COLLADO v. DONNYCARNEY RESTAURANT L.L.C.

United States District Court, Southern District of New York (2015)

Facts

Issue

Holding — Pitman, J.

Rule

Reasoning

Deep Dive: How the Court Reached Its Decision

Employment Status Under FLSA and NYLL

The court established that Ramon Collado was employed by DonnyCarney Restaurant L.L.C. and its owner, Paul Desmond Hurley, which made them liable under the Fair Labor Standards Act (FLSA) and New York Labor Law (NYLL). The court determined that both statutes aimed to protect employees by ensuring they receive at least minimum wage and overtime pay. It recognized that the FLSA applies to employees engaged in commerce or employed by an enterprise that engages in commerce, which the defendants clearly did by operating a restaurant serving interstate clients. The court accepted all allegations in the complaint as true due to the defendants' failure to respond, thereby affirming Collado's claims regarding his employment status and the nature of his work. The court's findings indicated that Collado was eligible for protections afforded by both the FLSA and NYLL based on his employment activities and the defendants' business operations.

Calculation of Unpaid Wages

In determining the amount of unpaid wages, the court relied on Collado's assertions regarding his work hours and wages. Collado claimed he regularly worked 50 hours per week without receiving compensation for the overtime hours worked beyond the standard 40 hours. The court calculated that from January 1, 2010, to November 1, 2013, Collado should have been paid a minimum wage of $7.25 per hour for the first 40 hours and an overtime rate of one and a half times the minimum wage for the additional hours. The court accepted Collado’s recollections and estimates of hours worked as accurate, given the lack of any rebuttal from the defendants. It concluded that Collado was entitled to a total of $23,840.76 in unpaid wages, which included both minimum wage and overtime compensation.

Liquidated Damages

The court ruled that Collado was entitled to liquidated damages under both the FLSA and NYLL due to the defendants' willful failure to pay the required wages. Under the FLSA, employers are liable for an additional equal amount as liquidated damages for unpaid wages unless they can demonstrate good faith and reasonable grounds for their actions. The court noted that the defendants did not provide any evidence or justification for their non-compliance with wage laws, which led to the presumption that double damages were warranted. Additionally, the NYLL allows for liquidated damages that increase from 25% to 100% depending on the time frame of the violations. The court calculated the total liquidated damages to be $33,069.12, reflecting the compounded nature of the violations under both statutes.

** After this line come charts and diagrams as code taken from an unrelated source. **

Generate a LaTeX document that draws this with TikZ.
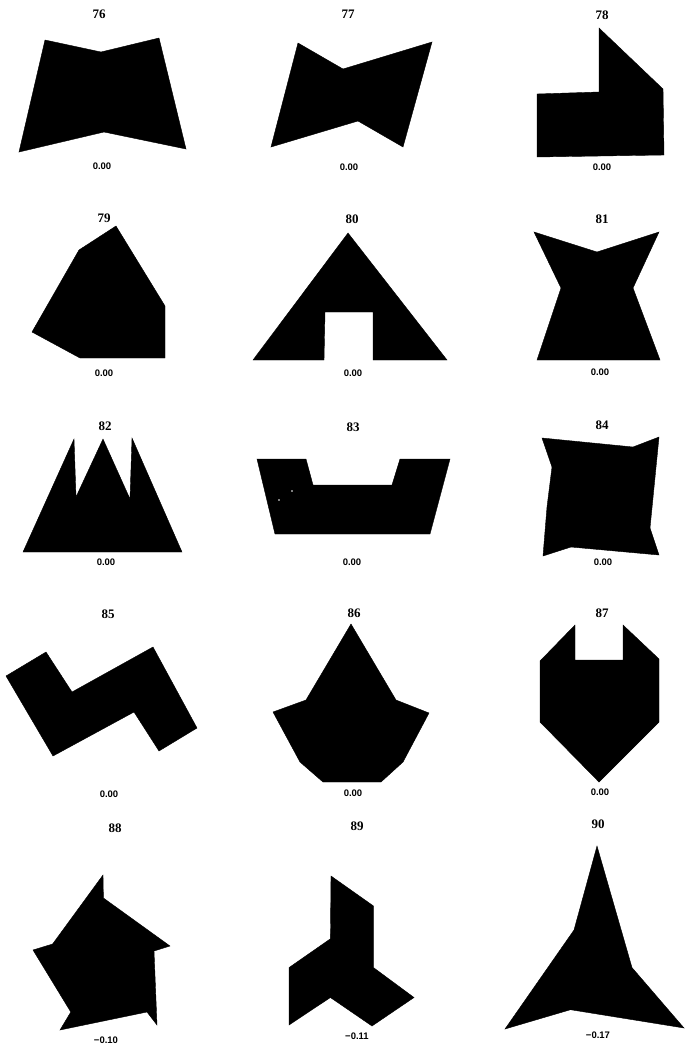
\documentclass[tikz,border=0pt]{standalone}
\usepackage{fontspec}
\setmainfont{Liberation Serif}
\newfontfamily\valfont{Liberation Sans}
\begin{document}
\begin{tikzpicture}[x=1pt,y=-1pt,
  blob/.style={fill=black,draw=black,line width=0.4pt,line join=miter},
  title/.style={font=\fontsize{13}{13}\selectfont\bfseries,inner sep=0pt},
  val/.style={font=\valfont\bfseries\fontsize{9.5}{9.5}\selectfont,inner sep=0pt}]
\useasboundingbox[fill=white] (0,0) rectangle (692,1047);
% 76
\node[title] (t76) at (99,14) {76};
\fill[blob] (45,40) -- (101,52) -- (159,38) -- (186,149) -- (104,132) -- (19,152) -- cycle;
\node[val] (v76) at (102,166) {0.00};
% 77
\node[title] (t77) at (348,14) {77};
\fill[blob] (298,43) -- (343,69) -- (432,42) -- (403,147) -- (358,121) -- (271,147) -- cycle;
\node[val] (v77) at (349,167) {0.00};
% 78
\node[title] (t78) at (602,15) {78};
\fill[blob] (599,28) -- (663,89) -- (664,155) -- (537,157) -- (537,94) -- (599,92) -- cycle;
\node[val] (v78) at (602,167) {0.00};
% 79
\node[title] (t79) at (104,218) {79};
\fill[blob] (116,226) -- (165,306) -- (165,358) -- (80,358) -- (32,332) -- (79,250) -- cycle;
\node[val] (v79) at (104,373) {0.00};
% 80
\node[title] (t80) at (352,219) {80};
\fill[blob] (348,233) -- (447,360) -- (373,360) -- (373,312) -- (325,312) -- (324,360) -- (253,360) -- cycle;
\node[val] (v80) at (353,373) {0.00};
% 81
\node[title] (t81) at (602,219) {81};
\fill[blob] (534,232) -- (597,252) -- (659,232) -- (633,288) -- (660,360) -- (537,360) -- (561,288) -- cycle;
\node[val] (v81) at (600,372) {0.00};
% 82
\node[title] (t82) at (105,426) {82};
\fill[blob] (23,552) -- (74,439) -- (76,497) -- (103,439) -- (130,499) -- (132,438) -- (182,552) -- cycle;
\node[val] (v82) at (106,562) {0.00};
% 83
\node[title] (t83) at (353,427) {83};
\fill[blob] (257,459) -- (306,459) -- (313,485) -- (392,485) -- (400,459) -- (450,459) -- (430,534) -- (275,534) -- cycle;
\fill[white] (292,491) circle (0.9) (279,500) circle (0.9);
\node[val] (v83) at (352,562) {0.00};
% 84
\node[title] (t84) at (602,425) {84};
\fill[blob] (542,438) -- (633,447) -- (659,437) -- (650,528) -- (659,555) -- (571,547) -- (543,556) -- (547,507) -- (552,467) -- cycle;
\node[val] (v84) at (603,562) {0.00};
% 85
\node[title] (t85) at (108,614) {85};
\fill[blob] (6,676) -- (46,652) -- (72,692) -- (153,647) -- (197,728) -- (159,751) -- (134,712) -- (53,756) -- cycle;
\node[val] (v85) at (109,794) {0.00};
% 86
\node[title] (t86) at (354,613) {86};
\fill[blob] (351,624) -- (396,700) -- (429,713) -- (403,762) -- (381,782) -- (323,782) -- (300,762) -- (273,712) -- (306,700) -- cycle;
\node[val] (v86) at (353,793) {0.00};
% 87
\node[title] (t87) at (602,613) {87};
\fill[blob] (575,625) -- (575,660) -- (623,660) -- (623,625) -- (659,659) -- (659,722) -- (599,782) -- (540,722) -- (540,661) -- cycle;
\node[val] (v87) at (600,792) {0.00};
% 88
\node[title] (t88) at (115,828) {88};
\fill[blob] (103,875) -- (103.4,898) -- (170,946) -- (154,951) -- (157,1025) -- (147,1012) -- (60,1030) -- (70.8,1012) -- (33,950) -- (52.6,944) -- cycle;
\node[val] (v88) at (106,1040) {−0.10};
% 89
\node[title] (t89) at (357,826) {89};
\fill[blob] (331,876) -- (373.5,906) -- (373.5,967.6) -- (414,997.5) -- (372,1026) -- (330.4,997.5) -- (289,1025) -- (289,967.6) -- (330.4,938.8) -- cycle;
\node[val] (v89) at (357,1036.5) {−0.11};
% 90
\node[title] (t90) at (598,824) {90};
\fill[blob] (597,846) -- (632,967.6) -- (684,1028) -- (570.5,1009.7) -- (505,1029) -- (574,930) -- cycle;
\node[val] (v90) at (598,1035) {−0.17};
\end{tikzpicture}
\end{document}
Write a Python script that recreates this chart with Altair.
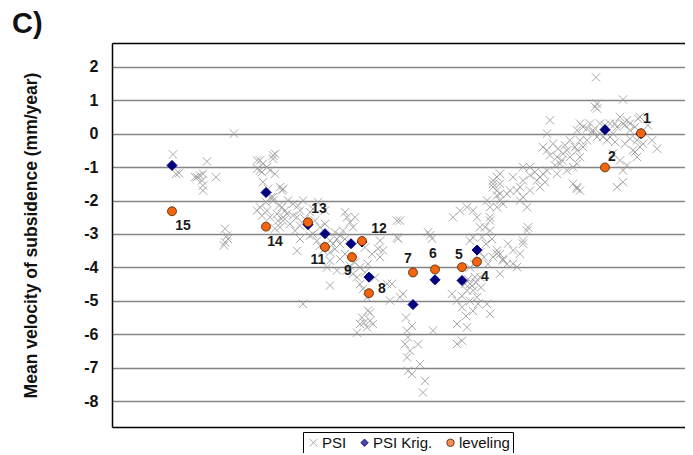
import altair as alt
import pandas as pd

FONT = "Liberation Sans"

# PSI measurements: (distance along profile, mean velocity mm/year)
psi_points = [
    (173,-0.62),(176,-1.2),(179,-1.18),(207,-0.83),(195,-1.3),(200,-1.25),(203,-1.2),(202,-1.4),
    (203,-1.55),(203,-1.7),(216,-1.3),(197,-1.3),(225,-2.84),(227,-3.05),(225,-3.25),(228,-3.15),
    (224,-3.34),(234,0.0),
    (260,-0.8),(263,-0.9),(275,-0.6),(273,-0.75),(257,-1.05),(262,-1.15),(270,-1.1),(263,-1.45),
    (275,-1.2),(282,-1.7),(260,-2.2),(267,-2.3),(273,-2.0),(277,-2.4),(278,-2.6),(283,-2.5),
    (275,-2.84),(268,-1.65),(271,-1.9),(266,-2.05),(279,-2.15),(285,-2.3),(270,-2.5),(262,-2.45),
    (257,-0.8),(273,-0.65),(260,-1.1),(267,-1.0),(280,-1.6),(273,-1.9),(293,-2.1),(257,-2.3),
    (297,-2.5),(280,-2.8),
    (283,-1.65),(282,-2.2),(287,-2.4),(283,-2.6),(293,-2.45),(300,-2.3),(303,-2.0),(297,-3.5),
    (303,-5.09),(313,-3.0),(317,-3.2),(330,-3.2),(333,-3.3),(337,-3.15),(340,-3.3),(330,-3.8),
    (327,-4.0),(330,-4.54),(347,-2.5),(350,-2.65),(353,-2.8),(343,-2.9),(357,-4.3),(360,-4.5),
    (363,-4.64),(367,-4.9),(368,-5.29),(360,-5.69),(367,-5.79),(370,-5.59),(373,-5.69),(380,-3.2),
    (378,-3.44),(380,-3.69),(383,-3.49),(387,-4.49),(390,-4.99),(397,-2.6),(397,-3.1),(323,-3.49),
    (337,-4.09),(347,-4.09),(353,-4.19),
    (290,-2.7),(295,-2.9),(300,-2.75),(305,-2.55),(310,-2.35),(315,-2.6),(320,-2.8),(325,-2.7),
    (335,-2.95),(340,-3.05),(345,-3.15),(320,-3.35),(330,-3.55),(335,-3.45),(345,-3.6),(355,-3.85),
    (360,-4.0),(365,-4.15),(350,-3.95),(340,-3.75),(313,-2.25),(298,-2.15),(288,-2.0),(318,-2.05),
    (325,-2.3),(345,-2.35),(355,-2.5),(300,-3.15),(310,-3.05),(365,-3.4),(372,-3.6),(368,-3.9),
    (375,-4.3),(362,-5.5),(357,-5.95),(370,-5.35),(364,-5.65),
    (400,-2.6),(398,-3.14),(430,-3.04),(432,-3.14),(428,-2.95),(392,-4.49),(403,-4.79),(400,-4.89),
    (407,-5.89),(408,-6.09),(405,-6.29),(410,-6.49),(407,-6.69),(408,-7.09),(412,-7.19),(420,-6.89),
    (425,-7.39),(423,-7.74),(433,-5.89),(457,-6.29),(462,-6.19),(452,-4.79),(457,-4.99),(462,-5.19),
    (457,-5.69),(467,-5.79),(467,-4.69),(470,-4.49),(473,-4.69),(475,-4.29),(480,-4.29),(477,-4.89),
    (478,-5.09),(490,-5.39),(487,-5.09),(470,-3.2),(473,-3.1),(467,-2.2),(473,-2.3),(477,-2.5),
    (480,-2.8),(490,-2.9),(490,-2.6),(497,-1.3),(500,-1.5),(493,-1.6),(497,-1.85),(503,-2.1),
    (493,-3.69),(497,-3.49),(503,-3.79),(500,-4.19),(508,-3.29),(453,-2.5),(460,-2.3),
    (465,-4.5),(468,-4.35),(472,-4.55),(476,-4.45),(481,-4.6),(470,-4.0),(474,-3.9),(484,-3.7),
    (488,-3.9),(480,-3.55),(486,-3.3),(492,-3.15),(462,-4.85),(470,-5.0),(466,-5.45),(473,-5.3),
    (406,-5.5),(412,-5.75),(418,-6.3),
    (497,-3.59),(503,-3.75),(517,-3.99),(513,-3.49),(527,-2.9),(523,-3.29),(493,-1.5),(507,-1.8),
    (520,-1.6),(520,-2.0),(500,-1.2),(530,-1.0),
    (493,-1.4),(497,-1.7),(500,-2.0),(497,-2.2),(490,-2.5),(485,-2.8),(482,-3.1),(513,-1.3),
    (510,-1.7),(517,-1.7),(523,-1.0),(523,-1.4),(523,-1.9),(527,-2.2),(528,-2.8),(523,-3.2),
    (520,-3.59),(513,-3.89),(500,-3.6),(507,-3.9),(530,-1.7),(537,-1.4),(540,-1.3),(543,-1.2),
    (547,-1.1),(540,-1.6),(550,0.4),(547,0.0),(543,-0.4),(547,-0.5),(550,-0.65),(557,-0.7),
    (560,-0.9),(563,-0.6),(567,-0.5),(570,-0.7),(577,-0.9),(573,-1.5),(577,-1.65),(580,-1.7),
    (567,-1.1),(557,-1.2),(577,0.1),(580,0.3),(583,0.2),(590,0.3),(593,0.1),(587,-0.2),
    (583,-0.4),(580,-0.7),(595,0.8),(597,-0.1),
    (553,-0.3),(558,-0.45),(565,-0.35),(570,-0.2),(575,-0.4),(562,-0.8),(555,-0.95),(535,-1.15),
    (530,-1.25),(545,-1.45),
    (596,1.68),(597,0.9),(597,0.75),(623,1.02),(620,0.5),(623,0.3),(627,0.4),(617,0.2),
    (630,0.1),(637,-0.2),(640,-0.4),(635,-0.55),(643,-0.3),(640,0.5),(587,0.15),(593,0.05),
    (600,0.0),(610,-0.1),(613,0.0),(607,-0.2),(580,-0.2),(577,-0.5),(573,-1.0),(577,-1.6),
    (617,-1.6),(623,-1.45),(627,-0.95),(620,-0.8),(613,-0.6),(487,-2.0),(490,-2.2),(500,-1.8),
    (638,0.45),(633,-0.5),(637,-0.7),(623,-1.1),(648,0.25),(652,-0.2),(657,-0.45),(600,0.3),
    (605,0.25),(610,0.3),(615,0.3),(625,0.25),(630,0.3),(635,0.2),(603,-0.1),(615,-0.25),
    (625,-0.3),(630,-0.15),
]

krig_x = [172, 266, 308, 325, 351, 362, 369, 413, 435, 462, 477, 605, 641]
krig_y = [-0.95, -1.76, -2.72, -2.99, -3.29, -3.24, -4.29, -5.11, -4.37, -4.39, -3.48, 0.12, 0.0]

lev_labels = ["15", "14", "13", "11", "9", "12", "8", "7", "6", "5", "4", "2", "1"]
lev_x = [172, 266, 308, 325, 352, 362, 369, 413, 435, 462, 477, 605, 641]
lev_y = [-2.32, -2.78, -2.65, -3.39, -3.69, -3.21, -4.77, -4.15, -4.06, -3.99, -3.83, -1.01, 0.01]

y_ticks = [-8, -7, -6, -5, -4, -3, -2, -1, 0, 1, 2]
series_names = ["PSI", "PSI Krig.", "leveling"]

psi_df = pd.DataFrame({"d": [p[0] for p in psi_points], "v": [p[1] for p in psi_points], "series": "PSI"})
krig_df = pd.DataFrame({"d": krig_x, "v": krig_y, "series": "PSI Krig."})
lev_df = pd.DataFrame({"d": lev_x, "v": lev_y, "label": lev_labels, "series": "leveling"})

# label offsets (pixels) - styling only
label_offsets = {
    "15": (11, 15), "14": (9, 15), "13": (11, -13), "11": (-7, 13), "9": (-4, 14),
    "12": (17, -12), "8": (13, -4), "7": (-5, -13), "6": (-2, -15), "5": (-3, -12),
    "4": (8, 15), "2": (7, -10), "1": (6, -14),
}

xs = alt.Scale(domain=[112, 685], nice=False, zero=False)
ys = alt.Scale(domain=[-8.77, 2.71], nice=False, zero=False)

fill_scale = alt.Scale(domain=series_names, range=["#9a9a9a", "#000080", "#f5650f"])
stroke_scale = alt.Scale(domain=series_names, range=["#9a9a9a", "#000080", "#4a2000"])
shape_scale = alt.Scale(domain=series_names, range=["M-1,-1L1,1M-1,1L1,-1", "diamond", "circle"])

leg = alt.Legend(
    title=None, orient="none", legendX=191, legendY=389, direction="horizontal",
    strokeColor="black", fillColor="white", padding=3, labelFont=FONT, labelFontSize=15,
    labelColor="#111", symbolSize=55, symbolStrokeWidth=1, columnPadding=10, labelOffset=1,
)

def style_enc():
    return dict(
        fill=alt.Fill("series:N", scale=fill_scale, legend=leg, title=None),
        stroke=alt.Stroke("series:N", scale=stroke_scale, legend=leg, title=None),
        shape=alt.Shape("series:N", scale=shape_scale, legend=leg, title=None),
    )

y_axis = alt.Axis(
    values=y_ticks, grid=True, gridColor="#858585", gridWidth=1.5, ticks=False,
    domain=True, domainColor="black", domainWidth=1.5, labelPadding=14,
    labelFont=FONT, labelFontSize=16, labelFontWeight="bold", labelColor="#111",
    labelExpr="datum.value < 0 ? '-' + abs(datum.value) : '' + datum.value",
    title="Mean velocity  of subsidence (mm/year)", titleFont=FONT, titleFontSize=17.5,
    titleFontWeight="bold", titleColor="#111", titlePadding=43,
)

def yenc():
    return alt.Y("v:Q", scale=ys, axis=y_axis)

psi = alt.Chart(psi_df).mark_point(filled=True, size=70, strokeWidth=1, opacity=0.85).encode(
    x=alt.X("d:Q", scale=xs, axis=alt.Axis(orient="bottom", labels=False, ticks=False, grid=False,
                                           domainColor="black", domainWidth=1.5, title=None)),
    y=yenc(),
    **style_enc(),
)

krig = alt.Chart(krig_df).mark_point(filled=True, size=100, strokeWidth=1, opacity=1).encode(
    x=alt.X("d:Q", scale=xs, axis=alt.Axis(orient="top", labels=False, ticks=False, grid=False,
                                           domainColor="black", domainWidth=1.5, title=None)),
    y=yenc(),
    **style_enc(),
)

lev = alt.Chart(lev_df).mark_point(filled=True, size=80, strokeWidth=0.8, opacity=1).encode(
    x=alt.X("d:Q", scale=xs, axis=None),
    y=yenc(),
    **style_enc(),
)

text_layers = []
for lab in lev_labels:
    dx, dy = label_offsets[lab]
    text_layers.append(
        alt.Chart(lev_df).transform_filter(alt.datum.label == lab).mark_text(
            dx=dx, dy=dy, font=FONT, fontSize=14, fontWeight="bold", color="#1a1a1a"
        ).encode(
            x=alt.X("d:Q", scale=xs, axis=None),
            y=yenc(),
            text="label:N",
        )
    )

chart = alt.layer(psi, krig, lev, *text_layers).resolve_axis(x="independent").properties(
    width=573, height=384,
    autosize=alt.AutoSizeParams(type="none"),
    padding={"left": 104, "top": 35, "right": 0, "bottom": 26},
    title=alt.TitleParams("C)", anchor="start", frame="group", dx=-100, offset=4,
                          font=FONT, fontSize=29, fontWeight="bold", color="#111"),
).configure_view(strokeWidth=0).configure(background="white")

chart.save("out.html", embed_options={"renderer": "svg", "actions": False})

Pre-Judgment Interest and Statutory Damages

The court addressed the issue of pre-judgment interest, determining that Collado was entitled to interest on his unpaid wages under the NYLL. The court calculated the pre-judgment interest at a rate of 9% per year from the midpoint of the period during which wages were unpaid, recognizing that this interest serves to compensate Collado for the loss of use of his wages. The total amount of pre-judgment interest awarded was $3,840.25, plus an additional daily rate accruing until judgment was entered. Moreover, the court granted Collado $2,500 in statutory damages for the defendants’ failure to provide proper wage statements, as required by the New York Wage Theft Prevention Act. This comprehensive approach to damages ensured that Collado would be compensated fairly for the violations he suffered.

Attorneys’ Fees and Costs

The court evaluated the request for attorneys' fees and costs, recognizing that both the FLSA and NYLL provide for the recovery of reasonable attorney fees by successful plaintiffs. The court examined the detailed billing records submitted by Collado's attorney, determining that the rates charged were reasonable and consistent with those typically awarded in similar cases. Although the court found some time entries to be excessive, particularly those related to reviewing electronic court filings, it ultimately recommended a reduction in the total hours claimed for attorney fees. The final recommendation for attorneys' fees was set at $20,024.50, along with costs totaling $1,376.59 incurred during the course of the litigation. This decision reflected the court's commitment to ensuring that Collado received full and fair compensation for the legal expenses associated with his claims.